The destroyer USS Wayne E. Meyer is conducting exercises with a South Korean destroyer near the Korean Peninsula, while the USS Fitzgerald is doing drills with a Japanese destroyer west of Japan.

The U.S. Navy's 7th Fleet says these joint exercises "demonstrate a shared commitment to security and stability in Northeast Asia as well as the U.S. Navy's inherent flexibility to combine with allied naval forces in response to a broad range of situations."

According to the 7th Fleet, the submarine USS Michigan's visit to South Korea is "routine" and part of a "regularly scheduled deployment to the Western Pacific." The vessel is "one of the largest submarines in the world," it says, and is armed with tactical missiles.

Anthony reports that the USS Michigan is "not expected to participate in any exercises."

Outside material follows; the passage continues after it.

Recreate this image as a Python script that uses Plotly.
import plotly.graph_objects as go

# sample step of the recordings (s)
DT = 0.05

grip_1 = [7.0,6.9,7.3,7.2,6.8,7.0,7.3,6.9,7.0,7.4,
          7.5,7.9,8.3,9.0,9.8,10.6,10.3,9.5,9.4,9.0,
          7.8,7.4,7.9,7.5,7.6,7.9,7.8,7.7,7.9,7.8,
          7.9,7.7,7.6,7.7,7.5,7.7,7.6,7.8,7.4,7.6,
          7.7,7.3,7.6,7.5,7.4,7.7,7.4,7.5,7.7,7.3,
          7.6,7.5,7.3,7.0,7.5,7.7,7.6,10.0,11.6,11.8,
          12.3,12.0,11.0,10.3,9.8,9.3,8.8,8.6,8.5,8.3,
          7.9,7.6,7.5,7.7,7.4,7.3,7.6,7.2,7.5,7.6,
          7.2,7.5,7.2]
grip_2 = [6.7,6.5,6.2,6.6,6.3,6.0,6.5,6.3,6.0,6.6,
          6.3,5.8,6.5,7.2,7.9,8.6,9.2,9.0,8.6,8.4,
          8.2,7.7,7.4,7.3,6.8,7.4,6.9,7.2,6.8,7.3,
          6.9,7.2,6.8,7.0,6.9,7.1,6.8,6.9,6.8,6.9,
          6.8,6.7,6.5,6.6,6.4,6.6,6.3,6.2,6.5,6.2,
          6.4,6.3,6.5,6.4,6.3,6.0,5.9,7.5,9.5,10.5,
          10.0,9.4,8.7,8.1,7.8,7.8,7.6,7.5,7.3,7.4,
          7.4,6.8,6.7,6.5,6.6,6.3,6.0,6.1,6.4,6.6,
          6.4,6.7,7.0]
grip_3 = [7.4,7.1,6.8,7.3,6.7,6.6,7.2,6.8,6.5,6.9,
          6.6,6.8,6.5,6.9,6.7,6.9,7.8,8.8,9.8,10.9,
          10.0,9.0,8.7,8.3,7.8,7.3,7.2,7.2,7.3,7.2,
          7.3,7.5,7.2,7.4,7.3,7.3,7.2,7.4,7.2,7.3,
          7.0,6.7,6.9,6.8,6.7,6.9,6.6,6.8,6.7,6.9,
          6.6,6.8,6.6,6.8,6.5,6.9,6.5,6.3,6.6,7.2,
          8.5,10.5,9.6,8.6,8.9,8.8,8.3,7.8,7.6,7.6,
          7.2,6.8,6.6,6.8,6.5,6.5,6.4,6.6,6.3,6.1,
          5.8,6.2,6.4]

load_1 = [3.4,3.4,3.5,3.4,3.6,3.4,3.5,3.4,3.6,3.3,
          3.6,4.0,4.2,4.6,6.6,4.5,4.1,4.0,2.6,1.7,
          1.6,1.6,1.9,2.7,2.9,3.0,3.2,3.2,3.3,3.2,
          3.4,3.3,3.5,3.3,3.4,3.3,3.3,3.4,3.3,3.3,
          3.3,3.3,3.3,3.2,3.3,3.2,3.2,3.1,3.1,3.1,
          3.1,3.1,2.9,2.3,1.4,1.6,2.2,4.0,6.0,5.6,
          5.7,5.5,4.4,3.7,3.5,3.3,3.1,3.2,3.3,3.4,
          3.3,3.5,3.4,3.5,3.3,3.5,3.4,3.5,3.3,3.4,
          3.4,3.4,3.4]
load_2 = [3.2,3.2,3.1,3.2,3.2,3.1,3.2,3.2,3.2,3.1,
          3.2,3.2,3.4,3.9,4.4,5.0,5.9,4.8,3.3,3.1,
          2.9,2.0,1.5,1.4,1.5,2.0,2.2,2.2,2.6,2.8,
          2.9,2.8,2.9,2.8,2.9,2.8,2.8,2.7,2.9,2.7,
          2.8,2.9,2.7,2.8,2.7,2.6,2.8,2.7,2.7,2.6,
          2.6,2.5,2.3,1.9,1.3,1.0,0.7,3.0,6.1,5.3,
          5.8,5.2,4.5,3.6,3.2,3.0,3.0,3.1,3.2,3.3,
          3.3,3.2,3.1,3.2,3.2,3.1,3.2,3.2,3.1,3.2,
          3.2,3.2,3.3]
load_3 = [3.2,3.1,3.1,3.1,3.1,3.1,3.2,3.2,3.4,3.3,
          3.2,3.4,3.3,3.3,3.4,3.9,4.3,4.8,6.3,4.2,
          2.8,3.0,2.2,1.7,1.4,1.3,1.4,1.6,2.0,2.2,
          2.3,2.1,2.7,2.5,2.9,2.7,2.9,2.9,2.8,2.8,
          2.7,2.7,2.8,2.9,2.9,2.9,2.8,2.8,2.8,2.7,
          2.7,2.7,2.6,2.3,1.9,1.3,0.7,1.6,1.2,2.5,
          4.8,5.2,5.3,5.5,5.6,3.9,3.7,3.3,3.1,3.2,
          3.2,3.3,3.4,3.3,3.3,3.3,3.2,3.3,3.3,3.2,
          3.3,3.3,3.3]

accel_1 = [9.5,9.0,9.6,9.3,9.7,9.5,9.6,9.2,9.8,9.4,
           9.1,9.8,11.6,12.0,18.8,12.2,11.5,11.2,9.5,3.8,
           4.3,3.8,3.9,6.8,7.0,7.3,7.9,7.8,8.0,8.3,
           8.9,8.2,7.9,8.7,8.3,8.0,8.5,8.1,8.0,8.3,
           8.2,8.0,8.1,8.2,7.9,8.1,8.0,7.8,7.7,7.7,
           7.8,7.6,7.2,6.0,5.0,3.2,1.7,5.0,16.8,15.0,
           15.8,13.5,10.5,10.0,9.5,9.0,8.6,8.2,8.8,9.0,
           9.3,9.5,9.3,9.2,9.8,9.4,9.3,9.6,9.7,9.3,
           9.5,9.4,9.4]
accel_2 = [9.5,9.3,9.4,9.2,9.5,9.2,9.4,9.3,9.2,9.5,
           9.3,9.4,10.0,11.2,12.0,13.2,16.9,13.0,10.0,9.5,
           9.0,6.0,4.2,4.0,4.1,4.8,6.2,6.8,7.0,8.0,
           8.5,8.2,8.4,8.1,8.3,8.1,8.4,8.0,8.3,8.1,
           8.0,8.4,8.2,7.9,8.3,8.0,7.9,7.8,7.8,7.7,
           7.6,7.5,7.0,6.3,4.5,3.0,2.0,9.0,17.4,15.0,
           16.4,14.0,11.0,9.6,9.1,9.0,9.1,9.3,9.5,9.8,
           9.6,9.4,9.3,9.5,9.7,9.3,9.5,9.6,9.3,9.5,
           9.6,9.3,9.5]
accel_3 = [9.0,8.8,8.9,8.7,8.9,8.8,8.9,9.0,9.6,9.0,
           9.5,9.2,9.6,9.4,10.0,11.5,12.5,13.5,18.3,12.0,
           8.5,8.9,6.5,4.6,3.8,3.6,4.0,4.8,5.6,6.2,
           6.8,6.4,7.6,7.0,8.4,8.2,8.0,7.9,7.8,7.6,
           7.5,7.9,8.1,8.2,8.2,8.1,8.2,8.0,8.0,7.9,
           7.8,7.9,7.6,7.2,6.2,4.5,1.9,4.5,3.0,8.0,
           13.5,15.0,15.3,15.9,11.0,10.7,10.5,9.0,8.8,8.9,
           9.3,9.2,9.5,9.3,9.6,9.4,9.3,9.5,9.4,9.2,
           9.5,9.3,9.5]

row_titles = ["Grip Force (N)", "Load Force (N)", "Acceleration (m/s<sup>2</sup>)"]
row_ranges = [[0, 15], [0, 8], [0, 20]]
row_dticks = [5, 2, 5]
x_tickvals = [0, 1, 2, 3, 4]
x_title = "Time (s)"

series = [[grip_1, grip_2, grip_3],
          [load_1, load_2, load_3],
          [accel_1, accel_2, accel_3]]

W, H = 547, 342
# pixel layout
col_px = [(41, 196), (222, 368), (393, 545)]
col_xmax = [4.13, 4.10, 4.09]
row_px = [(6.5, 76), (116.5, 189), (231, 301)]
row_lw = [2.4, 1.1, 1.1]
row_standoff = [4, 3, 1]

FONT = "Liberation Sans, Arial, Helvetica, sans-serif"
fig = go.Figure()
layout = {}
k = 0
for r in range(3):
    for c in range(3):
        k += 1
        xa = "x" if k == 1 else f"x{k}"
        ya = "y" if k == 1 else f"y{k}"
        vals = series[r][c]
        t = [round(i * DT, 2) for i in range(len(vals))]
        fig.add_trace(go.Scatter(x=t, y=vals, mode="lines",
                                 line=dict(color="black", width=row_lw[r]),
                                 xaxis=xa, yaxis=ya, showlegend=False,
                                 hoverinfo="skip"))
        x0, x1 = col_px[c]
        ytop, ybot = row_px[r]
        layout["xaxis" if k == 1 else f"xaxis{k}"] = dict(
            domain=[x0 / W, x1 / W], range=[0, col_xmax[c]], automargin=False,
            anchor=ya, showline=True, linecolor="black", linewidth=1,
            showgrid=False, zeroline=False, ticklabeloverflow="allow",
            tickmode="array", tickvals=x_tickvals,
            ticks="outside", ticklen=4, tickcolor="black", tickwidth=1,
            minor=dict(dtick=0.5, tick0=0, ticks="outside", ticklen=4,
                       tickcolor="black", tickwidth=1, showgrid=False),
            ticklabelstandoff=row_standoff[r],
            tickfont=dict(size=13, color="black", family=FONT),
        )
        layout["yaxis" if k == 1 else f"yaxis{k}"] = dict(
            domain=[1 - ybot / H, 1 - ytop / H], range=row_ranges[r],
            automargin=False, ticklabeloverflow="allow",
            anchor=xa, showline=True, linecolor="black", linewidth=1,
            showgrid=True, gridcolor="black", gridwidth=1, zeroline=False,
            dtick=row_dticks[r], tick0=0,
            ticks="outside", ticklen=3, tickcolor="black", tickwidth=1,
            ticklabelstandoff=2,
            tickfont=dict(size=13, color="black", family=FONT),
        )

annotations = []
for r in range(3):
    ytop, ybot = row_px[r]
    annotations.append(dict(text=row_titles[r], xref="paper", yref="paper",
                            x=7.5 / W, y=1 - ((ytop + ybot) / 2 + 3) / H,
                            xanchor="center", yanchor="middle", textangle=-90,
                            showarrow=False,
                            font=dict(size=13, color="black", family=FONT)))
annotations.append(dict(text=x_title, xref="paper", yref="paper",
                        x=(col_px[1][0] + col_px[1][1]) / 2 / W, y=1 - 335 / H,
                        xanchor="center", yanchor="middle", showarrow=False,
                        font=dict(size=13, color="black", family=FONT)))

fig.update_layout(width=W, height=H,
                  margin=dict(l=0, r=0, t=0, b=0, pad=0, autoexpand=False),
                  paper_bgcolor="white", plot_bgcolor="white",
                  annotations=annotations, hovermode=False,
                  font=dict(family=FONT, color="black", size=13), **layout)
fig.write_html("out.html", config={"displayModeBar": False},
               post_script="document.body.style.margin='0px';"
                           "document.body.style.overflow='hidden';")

North Korean news outlets have also said that the country is prepared to attack the USS Carl Vinson's strike group if provoked. As The Two-Way reported Monday, "the Nimitz-class aircraft carrier was rerouted toward North Korea earlier this month, after initial confusion over its strike group's deployment — including remarks by President Trump that he was sending 'an armada' to the Korean Peninsula."

"We are sending an armada, very powerful. We have submarines, very powerful, far more powerful than the aircraft carrier," Trump told Fox Business earlier this month.